Activity 3 — The Bouncing Ball Audit (Tab 3)

Step 1: Click near the very top of the canvas for maximum drop height. Count the bounces until the ball barely moves.

Task: Every 3 bounces, pause and record approximate bar heights (KE, GPE, thermal %) in a table.

BounceKE %GPE %Thermal %Total %
0
3
6
9

Key question: Does the total ever change? What does this prove about energy in a closed system?

Follow-up: What does the thermal store represent in a real bounce? (Heat generated in the ball and floor due to deformation — sound energy is also transferred in reality.)


Activity 4 — Cooling Curve Investigation (Tab 4)

Step 1: Set the slider to 300°C. Watch the temperatures for 20 seconds.

Step 2: Drag the slider back and set it to 100°C. Watch again.

Discussion:

  • Does the block reach the same final temperature in both cases?

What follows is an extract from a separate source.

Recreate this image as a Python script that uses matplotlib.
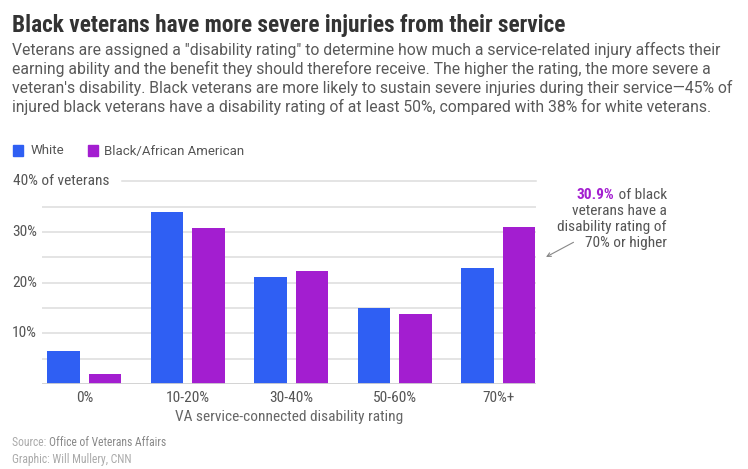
import matplotlib
matplotlib.use('Agg')
import matplotlib.pyplot as plt
import numpy as np
from matplotlib import font_manager, transforms
from matplotlib.patches import Rectangle

# ---------------- data ----------------
categories = ['0%', '10-20%', '30-40%', '50-60%', '70%+']
white = [6.6, 34.0, 21.2, 15.0, 22.9]
black = [2.0, 30.8, 22.3, 13.9, 30.9]
series_names = ['White', 'Black/African American']
ytick_vals = [10, 20, 30]
ytick_labels = ['10%', '20%', '30%']
ytop_label = '40% of veterans'
grid_vals = [5, 10, 15, 20, 25, 30, 35]

title = 'Black veterans have more severe injuries from their service'
subtitle = [
    'Veterans are assigned a "disability rating" to determine how much a service-related injury affects their',
    'earning ability and the benefit they should therefore receive. The higher the rating, the more severe a',
    "veteran's disability. Black veterans are more likely to sustain severe injuries during their service\u201445% of",
    'injured black veterans have a disability rating of at least 50%, compared with 38% for white veterans.',
]
xlabel = 'VA service-connected disability rating'
annot_value = '30.9%'
annot_lines = [' of black', 'veterans have a', 'disability rating of', '70% or higher']

BLUE = '#2F5FF3'
PURPLE = '#A31ED0'

W, H, DPI = 748, 469, 100
fig = plt.figure(figsize=(W / DPI, H / DPI), dpi=DPI, facecolor='white')
renderer = fig.canvas.get_renderer()

available = {f.name for f in font_manager.fontManager.ttflist}
def pick(cands):
    for c in cands:
        if c in available:
            return c
    return 'DejaVu Sans'

COND = pick(['Roboto Condensed', 'Liberation Sans Narrow', 'Roboto', 'Liberation Sans'])
REG = pick(['Roboto', 'Liberation Sans', 'DejaVu Sans'])

def fx(px):
    return px / W

def fy(py):
    return 1 - py / H

def width_of(t):
    return t.get_window_extent(renderer=renderer).width

def fit(t, target_px):
    t.set_fontsize(t.get_fontsize() * target_px / width_of(t))
    return t.get_fontsize()

# ---------------- axes ----------------
ax_l, ax_r, ax_b, ax_t = 42, 536, 384, 181.3
ax = fig.add_axes([fx(ax_l), fy(ax_b), (ax_r - ax_l) / W, (ax_b - ax_t) / H])
ax.set_facecolor('none')
x = np.arange(len(categories))
bw = 0.314
off = 0.199
ax.bar(x - off, white, bw, color=BLUE, zorder=3, label=series_names[0])
ax.bar(x + off, black, bw, color=PURPLE, zorder=3, label=series_names[1])
ax.set_xlim(-0.409, 4.364)
ax.set_ylim(0, 40)
for s in ax.spines.values():
    s.set_visible(False)
for g in grid_vals:
    ax.axhline(g, color='#dcdcdc', lw=1.1, zorder=1)
ax.axhline(40, xmin=(122 - ax_l) / (ax_r - ax_l), xmax=1, color='#dcdcdc', lw=1.1, zorder=1, clip_on=False)
ax.axhline(0, color='#d0d0d0', lw=1.3, zorder=4)
ax.set_yticks([])

# tick label size (condensed font) fitted to "40% of veterans"
blend = transforms.blended_transform_factory(fig.transFigure, ax.transData)
t40 = fig.text(fx(13), 40, ytop_label, transform=blend, family=COND, fontsize=10,
               color='#555555', va='center', ha='left')
tick_fs = fit(t40, 96)
for v, lab in zip(ytick_vals, ytick_labels):
    fig.text(fx(12), v, lab, transform=blend, family=COND, fontsize=tick_fs,
             color='#555555', va='center', ha='left')

ax.set_xticks(x)
ax.set_xticklabels(categories, family=COND, fontsize=tick_fs, color='#555555')
ax.tick_params(axis='x', length=0, pad=5)

xl = fig.text(fx((ax_l + ax_r) / 2), fy(416.7), xlabel, family=COND, fontsize=11,
              color='#666666', ha='center', va='center')
fit(xl, 228)

# ---------------- title & subtitle ----------------
tt = fig.text(fx(12), fy(32), title, family=COND, weight='bold', fontsize=16,
              color='#333333', ha='left', va='baseline')
fit(tt, 554)

sub_base = [55, 74, 93, 112]
st0 = fig.text(fx(12), fy(sub_base[0]), subtitle[0], family=REG, fontsize=11,
               color='#595959', ha='left', va='baseline')
sub_fs = fit(st0, 706)
for line, yb in zip(subtitle[1:], sub_base[1:]):
    fig.text(fx(12), fy(yb), line, family=REG, fontsize=sub_fs,
             color='#595959', ha='left', va='baseline')

# ---------------- legend ----------------
leg_items = [(12.7, BLUE), (87.5, PURPLE)]
for sx, col in leg_items:
    fig.patches.append(Rectangle((fx(sx), fy(156)), 10.5 / W, 10.5 / H,
                                 transform=fig.transFigure, color=col, figure=fig))
lt = fig.text(fx(104), fy(151), series_names[1], family=REG, fontsize=11,
              color='#555555', ha='left', va='center')
leg_fs = fit(lt, 140)
fig.text(fx(30.7), fy(151), series_names[0], family=REG, fontsize=leg_fs,
         color='#555555', ha='left', va='center')

# ---------------- annotation ----------------
ann_right = 666.7
ann_base = [198.5, 214.5, 231, 246.5]
tmp = fig.text(fx(ann_right), fy(ann_base[2]), annot_lines[2], family=COND, fontsize=11,
               color='#555555', ha='right', va='baseline')
ann_fs = fit(tmp, 109)
for line, yb in zip([annot_lines[1], annot_lines[3]], [ann_base[1], ann_base[3]]):
    fig.text(fx(ann_right), fy(yb), line, family=COND, fontsize=ann_fs,
             color='#555555', ha='right', va='baseline')
t1 = fig.text(fx(ann_right), fy(ann_base[0]), annot_lines[0], family=COND, fontsize=ann_fs,
              color='#555555', ha='right', va='baseline')
w1 = width_of(t1)
fig.text(fx(ann_right - w1), fy(ann_base[0]), annot_value, family=COND, fontsize=ann_fs,
         weight='bold', color=PURPLE, ha='right', va='baseline')

ax.annotate('', xy=(546, H - 257), xytext=(573.5, H - 242.3),
            xycoords='figure pixels', textcoords='figure pixels',
            arrowprops=dict(arrowstyle='->', color='#888888', lw=0.8,
                            shrinkA=0, shrinkB=0, mutation_scale=7))

# ---------------- source ----------------
src_a, src_b = 'Source: ', 'Office of Veterans Affairs'
tmp2 = fig.text(fx(12.3), fy(442.7), src_a + src_b, family=COND, fontsize=9,
                color='none', ha='left', va='center')
src_fs = fit(tmp2, 154)
tmp2.remove()
sa = fig.text(fx(12.3), fy(442.7), src_a, family=COND, fontsize=src_fs,
              color='#aaaaaa', ha='left', va='center')
wa = width_of(sa)
fig.text(fx(12.3 + wa), fy(442.7), src_b, family=COND, fontsize=src_fs,
         color='#888888', ha='left', va='center')
fig.text(fx(12.3), fy(459), 'Graphic: Will Mullery, CNN', family=COND, fontsize=src_fs,
         color='#aaaaaa', ha='left', va='center')

fig.savefig('out.png', dpi=DPI, facecolor='white')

Why?
  • Does the total bar height change? What principle explains this?
  • Why does the box need to be insulated for this to be a closed system?

Extension — real-world link: In what situation might a classroom or home act as a closed thermal system? (Double glazing, draught-proofing, insulated loft — links to energy efficiency in buildings, which connects to Peter’s sustainability background nicely.)


Exit Ticket (5 min)

Three questions on mini-whiteboards or paper:

  1. In a pendulum, where is KE at a maximum?
  2. A ball bounces 10 times and comes to rest. Where has its energy gone?
  3. A hot metal block is placed in an insulated box. What happens to the total thermal energy of the system?